Control parameters are specialized variables that govern the flow of execution or enable and disable specific features within the software’s internal logic. Unlike configuration settings, which define the environment, control parameters dictate how the program executes its steps. For instance, a boolean control parameter might be set to “true” to enable a beta feature for a small group of users or set to “false” to bypass a security check during a maintenance routine. They directly influence the algorithmic path taken by the program.
The Consequences of Incorrect Parameter Settings
When parameters are incorrectly defined or misinterpreted, the consequences can cascade throughout the system, leading to outcomes ranging from minor errors to failures. An incorrectly set input parameter, such as passing a text string where a numerical value is expected, can cause an immediate system crash due to a data type mismatch error. The processing logic is then unable to handle the unexpected data structure.
Poorly defined scope or limits in a configuration parameter can compromise data integrity and lead to erroneous results.
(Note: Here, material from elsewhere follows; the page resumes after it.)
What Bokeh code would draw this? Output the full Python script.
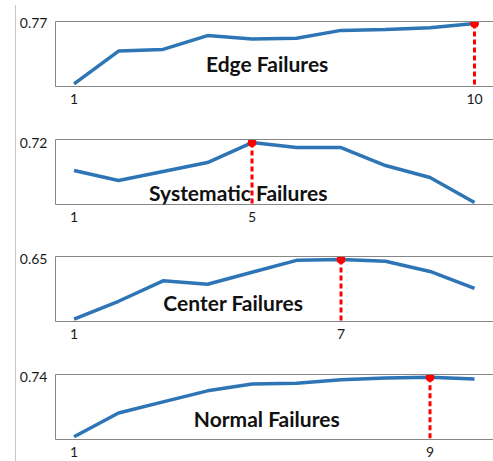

If a parameter intended to limit the number of data points for an analytical model is set too low, the resulting analysis will be statistically unsound and misleading. Setting a parameter for a buffer size too high can lead to memory overflow issues, which are often exploited in security breaches.
Parameter validation failures represent a vector for security vulnerabilities, particularly in web applications. If an application fails to validate the length or type of an input parameter, an attacker can exploit this weakness using techniques like SQL injection or buffer overflows. Such attacks leverage the system’s reliance on the parameter to define the boundaries of safe operation, allowing unauthorized commands to be executed. Engineers dedicate resources to the rigorous validation of every parameter definition.